Directive ->
No pictures go into the copy. Write out exactly the lines below from the one containing "Output the Python" through the one containing "# ── data (x".

Listed records ->
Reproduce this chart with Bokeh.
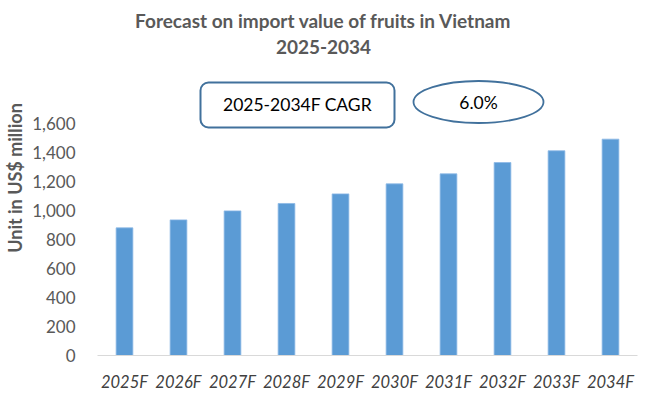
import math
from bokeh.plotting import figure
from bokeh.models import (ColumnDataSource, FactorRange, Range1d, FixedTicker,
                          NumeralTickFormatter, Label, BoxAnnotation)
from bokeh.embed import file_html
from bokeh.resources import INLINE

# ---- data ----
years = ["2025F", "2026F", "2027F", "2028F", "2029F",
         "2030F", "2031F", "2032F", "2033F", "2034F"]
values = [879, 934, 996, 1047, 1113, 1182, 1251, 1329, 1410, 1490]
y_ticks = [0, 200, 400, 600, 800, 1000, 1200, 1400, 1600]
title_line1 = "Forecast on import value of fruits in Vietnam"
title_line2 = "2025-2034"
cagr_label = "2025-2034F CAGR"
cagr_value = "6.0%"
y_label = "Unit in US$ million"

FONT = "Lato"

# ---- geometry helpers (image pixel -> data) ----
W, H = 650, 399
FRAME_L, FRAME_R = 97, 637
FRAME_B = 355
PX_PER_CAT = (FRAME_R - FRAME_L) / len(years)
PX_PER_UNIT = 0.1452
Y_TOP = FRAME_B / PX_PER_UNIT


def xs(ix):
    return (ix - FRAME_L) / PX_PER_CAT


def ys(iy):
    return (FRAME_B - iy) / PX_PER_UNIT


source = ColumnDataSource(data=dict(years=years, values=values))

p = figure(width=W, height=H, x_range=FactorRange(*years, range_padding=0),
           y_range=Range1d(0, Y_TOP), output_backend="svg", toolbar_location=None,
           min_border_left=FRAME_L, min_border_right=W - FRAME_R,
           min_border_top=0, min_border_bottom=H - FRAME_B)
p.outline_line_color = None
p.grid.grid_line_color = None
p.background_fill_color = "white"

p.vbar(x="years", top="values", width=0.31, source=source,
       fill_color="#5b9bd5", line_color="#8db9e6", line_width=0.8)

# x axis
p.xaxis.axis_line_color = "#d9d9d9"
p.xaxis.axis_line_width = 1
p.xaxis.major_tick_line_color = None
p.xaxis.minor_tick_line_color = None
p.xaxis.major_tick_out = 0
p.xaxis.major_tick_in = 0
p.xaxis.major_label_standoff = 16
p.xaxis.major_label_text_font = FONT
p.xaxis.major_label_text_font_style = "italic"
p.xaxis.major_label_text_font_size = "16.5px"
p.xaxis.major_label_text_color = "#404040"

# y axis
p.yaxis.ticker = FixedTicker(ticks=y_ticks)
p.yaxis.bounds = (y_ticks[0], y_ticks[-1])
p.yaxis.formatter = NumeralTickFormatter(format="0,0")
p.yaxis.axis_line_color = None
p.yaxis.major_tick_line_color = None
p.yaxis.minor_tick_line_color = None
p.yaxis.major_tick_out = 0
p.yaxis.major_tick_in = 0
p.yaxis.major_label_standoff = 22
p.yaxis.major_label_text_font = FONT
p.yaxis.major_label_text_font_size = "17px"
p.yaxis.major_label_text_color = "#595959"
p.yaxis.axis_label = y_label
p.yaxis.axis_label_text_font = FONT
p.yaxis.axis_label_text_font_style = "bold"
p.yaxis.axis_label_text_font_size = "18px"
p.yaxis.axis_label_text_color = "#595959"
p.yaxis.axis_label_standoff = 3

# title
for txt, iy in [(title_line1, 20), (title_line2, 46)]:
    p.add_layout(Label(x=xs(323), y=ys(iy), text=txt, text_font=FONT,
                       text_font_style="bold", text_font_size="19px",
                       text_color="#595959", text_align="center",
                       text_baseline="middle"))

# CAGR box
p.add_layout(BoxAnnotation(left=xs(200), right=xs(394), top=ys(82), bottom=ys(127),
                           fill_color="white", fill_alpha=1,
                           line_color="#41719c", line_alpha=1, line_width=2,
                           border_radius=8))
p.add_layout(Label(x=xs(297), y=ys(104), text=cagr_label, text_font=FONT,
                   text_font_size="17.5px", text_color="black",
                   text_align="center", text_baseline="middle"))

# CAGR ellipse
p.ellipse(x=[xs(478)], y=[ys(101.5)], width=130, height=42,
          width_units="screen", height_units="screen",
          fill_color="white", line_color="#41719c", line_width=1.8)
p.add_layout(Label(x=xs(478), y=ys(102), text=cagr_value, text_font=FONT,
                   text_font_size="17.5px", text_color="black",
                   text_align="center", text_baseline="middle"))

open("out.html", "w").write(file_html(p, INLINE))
--
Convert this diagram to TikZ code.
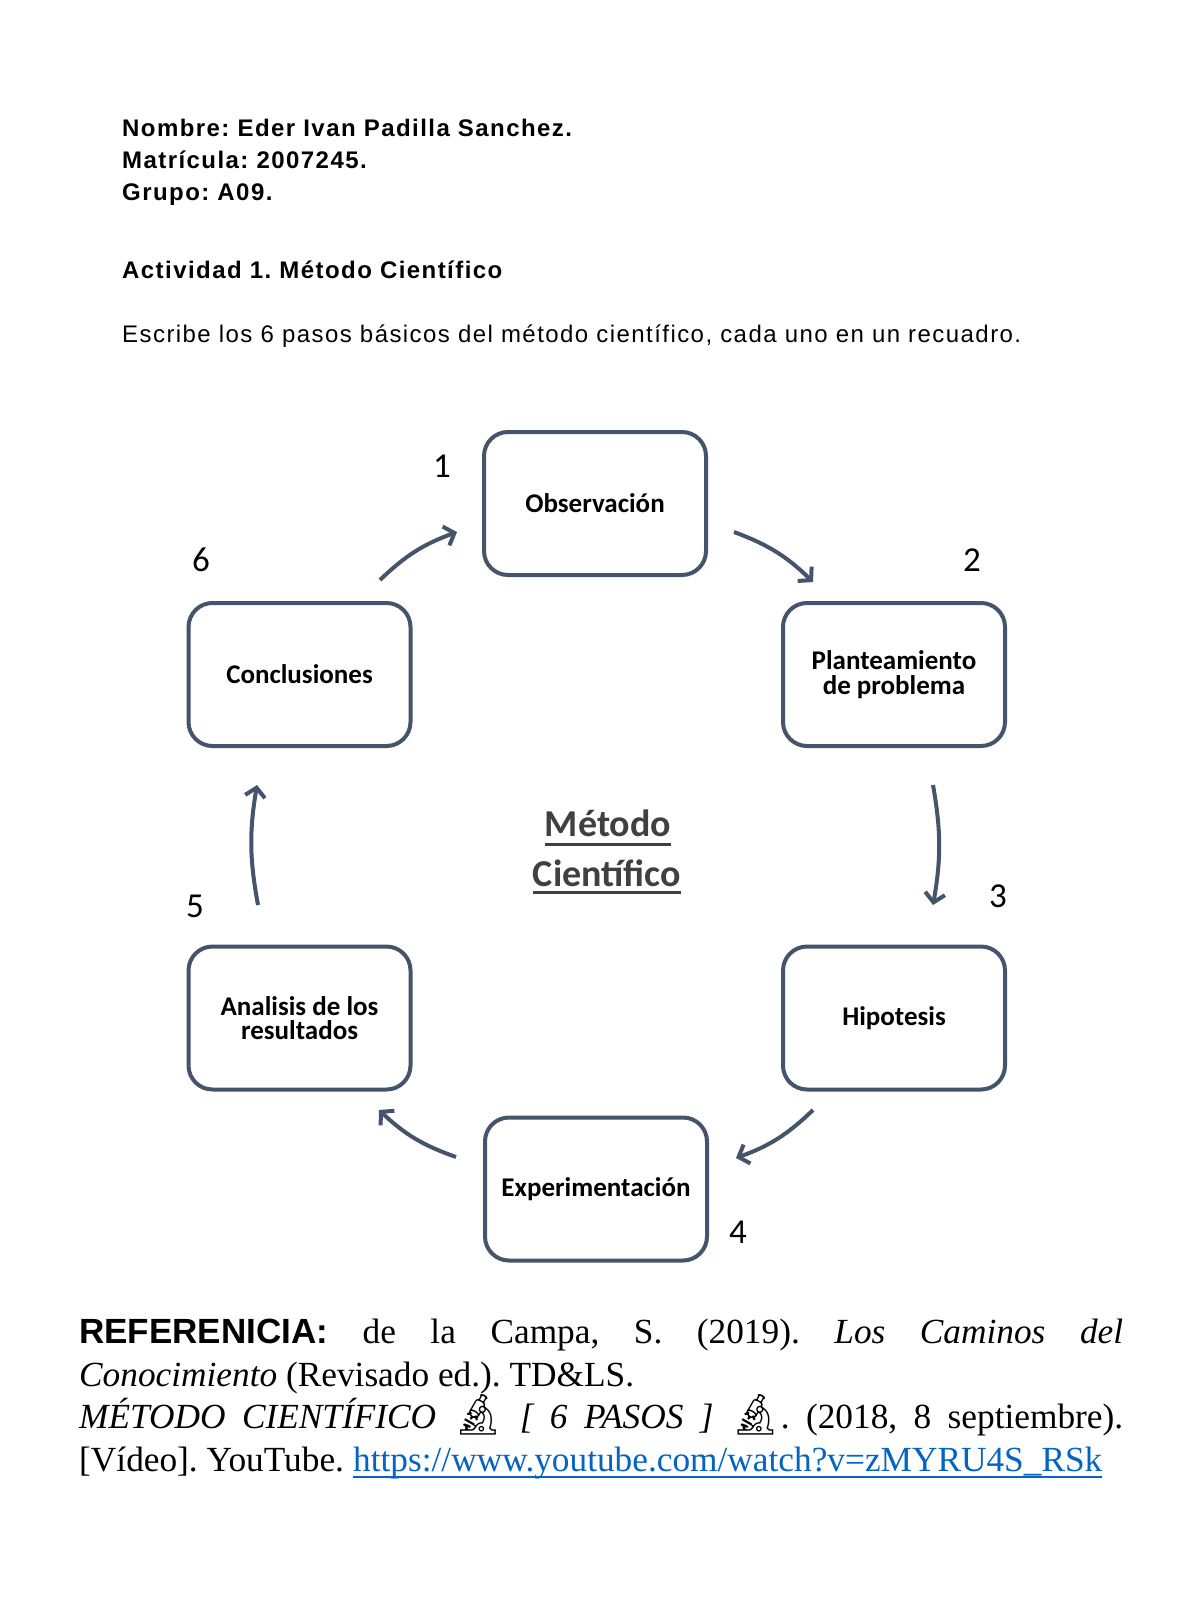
* * *
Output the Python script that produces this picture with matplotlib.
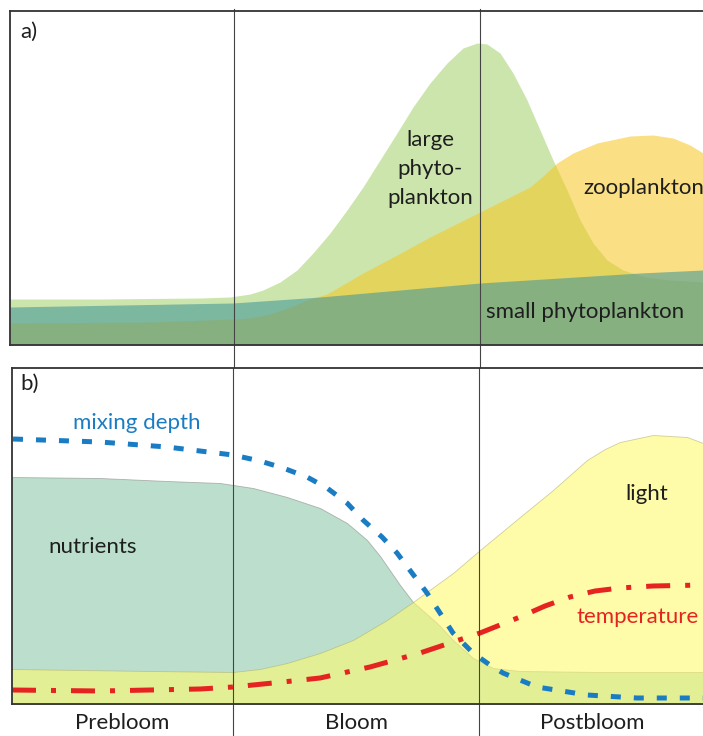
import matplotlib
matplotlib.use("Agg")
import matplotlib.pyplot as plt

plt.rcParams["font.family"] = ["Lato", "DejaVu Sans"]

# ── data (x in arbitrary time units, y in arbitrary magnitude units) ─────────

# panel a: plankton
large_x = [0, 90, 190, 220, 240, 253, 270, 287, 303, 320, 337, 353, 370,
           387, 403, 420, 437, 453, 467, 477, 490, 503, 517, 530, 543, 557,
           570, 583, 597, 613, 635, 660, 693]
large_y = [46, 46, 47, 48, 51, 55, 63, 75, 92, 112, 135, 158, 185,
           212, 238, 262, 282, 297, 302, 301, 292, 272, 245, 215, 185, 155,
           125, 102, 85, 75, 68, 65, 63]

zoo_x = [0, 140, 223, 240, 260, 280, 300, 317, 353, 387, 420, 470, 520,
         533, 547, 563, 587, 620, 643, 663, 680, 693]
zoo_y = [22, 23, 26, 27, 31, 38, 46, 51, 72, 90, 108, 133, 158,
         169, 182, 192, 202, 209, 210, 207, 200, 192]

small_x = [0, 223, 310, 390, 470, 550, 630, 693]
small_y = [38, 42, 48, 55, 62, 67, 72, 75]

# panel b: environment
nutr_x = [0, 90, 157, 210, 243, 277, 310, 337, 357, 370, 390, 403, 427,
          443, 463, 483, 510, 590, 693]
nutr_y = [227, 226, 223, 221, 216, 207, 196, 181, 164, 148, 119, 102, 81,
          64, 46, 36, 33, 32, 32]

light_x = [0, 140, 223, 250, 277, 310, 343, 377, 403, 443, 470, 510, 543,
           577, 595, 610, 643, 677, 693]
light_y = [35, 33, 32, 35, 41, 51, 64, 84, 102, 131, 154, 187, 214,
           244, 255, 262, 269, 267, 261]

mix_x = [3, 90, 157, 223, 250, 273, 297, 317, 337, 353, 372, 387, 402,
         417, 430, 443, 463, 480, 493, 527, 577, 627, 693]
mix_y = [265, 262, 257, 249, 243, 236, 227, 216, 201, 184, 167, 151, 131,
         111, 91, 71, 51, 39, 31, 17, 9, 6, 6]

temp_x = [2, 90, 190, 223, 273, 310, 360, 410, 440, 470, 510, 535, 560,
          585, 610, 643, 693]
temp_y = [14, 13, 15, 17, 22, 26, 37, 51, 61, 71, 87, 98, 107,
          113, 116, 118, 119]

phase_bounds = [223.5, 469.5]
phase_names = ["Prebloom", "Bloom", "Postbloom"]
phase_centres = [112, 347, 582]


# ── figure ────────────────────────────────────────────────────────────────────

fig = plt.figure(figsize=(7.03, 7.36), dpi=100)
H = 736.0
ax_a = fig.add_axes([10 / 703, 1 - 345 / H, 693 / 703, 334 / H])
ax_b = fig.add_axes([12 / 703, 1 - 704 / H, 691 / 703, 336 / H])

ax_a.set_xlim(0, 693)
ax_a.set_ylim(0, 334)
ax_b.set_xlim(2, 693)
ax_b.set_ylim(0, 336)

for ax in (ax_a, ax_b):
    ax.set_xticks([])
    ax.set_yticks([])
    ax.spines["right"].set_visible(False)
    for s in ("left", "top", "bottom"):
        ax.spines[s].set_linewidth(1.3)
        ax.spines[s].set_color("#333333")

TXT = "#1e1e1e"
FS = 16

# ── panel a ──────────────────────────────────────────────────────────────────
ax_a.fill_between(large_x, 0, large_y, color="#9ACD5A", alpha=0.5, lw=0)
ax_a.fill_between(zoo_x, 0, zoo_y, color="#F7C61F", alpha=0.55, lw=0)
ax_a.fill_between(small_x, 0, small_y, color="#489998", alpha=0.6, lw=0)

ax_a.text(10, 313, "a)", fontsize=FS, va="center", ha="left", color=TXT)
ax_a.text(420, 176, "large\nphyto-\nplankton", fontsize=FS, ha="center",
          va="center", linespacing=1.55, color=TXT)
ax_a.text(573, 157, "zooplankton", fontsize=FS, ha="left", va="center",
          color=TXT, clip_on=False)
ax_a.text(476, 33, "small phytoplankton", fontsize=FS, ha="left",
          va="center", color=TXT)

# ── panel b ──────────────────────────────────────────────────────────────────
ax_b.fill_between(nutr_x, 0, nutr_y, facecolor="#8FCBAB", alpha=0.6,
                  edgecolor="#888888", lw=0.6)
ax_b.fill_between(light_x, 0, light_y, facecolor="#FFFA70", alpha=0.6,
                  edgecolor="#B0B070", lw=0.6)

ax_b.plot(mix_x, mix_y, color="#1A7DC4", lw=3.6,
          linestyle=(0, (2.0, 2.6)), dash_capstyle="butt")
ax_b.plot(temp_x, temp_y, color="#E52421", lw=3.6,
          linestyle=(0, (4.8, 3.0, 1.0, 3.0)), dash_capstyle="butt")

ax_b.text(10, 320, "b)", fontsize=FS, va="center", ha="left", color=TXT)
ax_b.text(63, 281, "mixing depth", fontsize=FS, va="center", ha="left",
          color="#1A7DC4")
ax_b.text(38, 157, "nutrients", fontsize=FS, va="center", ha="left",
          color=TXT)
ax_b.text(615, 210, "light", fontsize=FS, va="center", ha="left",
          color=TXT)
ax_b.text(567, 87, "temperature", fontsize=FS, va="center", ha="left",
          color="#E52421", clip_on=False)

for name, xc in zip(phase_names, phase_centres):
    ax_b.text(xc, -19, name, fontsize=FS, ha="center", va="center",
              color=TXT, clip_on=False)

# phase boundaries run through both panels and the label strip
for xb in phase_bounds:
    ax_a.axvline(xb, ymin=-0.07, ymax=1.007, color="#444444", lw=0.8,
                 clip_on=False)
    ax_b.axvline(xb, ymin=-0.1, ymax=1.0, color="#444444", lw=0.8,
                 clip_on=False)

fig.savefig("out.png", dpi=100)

Final result ->
Output the Python script that produces this picture with matplotlib.
import matplotlib
matplotlib.use("Agg")
import matplotlib.pyplot as plt

plt.rcParams["font.family"] = ["Lato", "DejaVu Sans"]

# ── data (x in arbitrary time units, y in arbitrary magnitude units) ─────────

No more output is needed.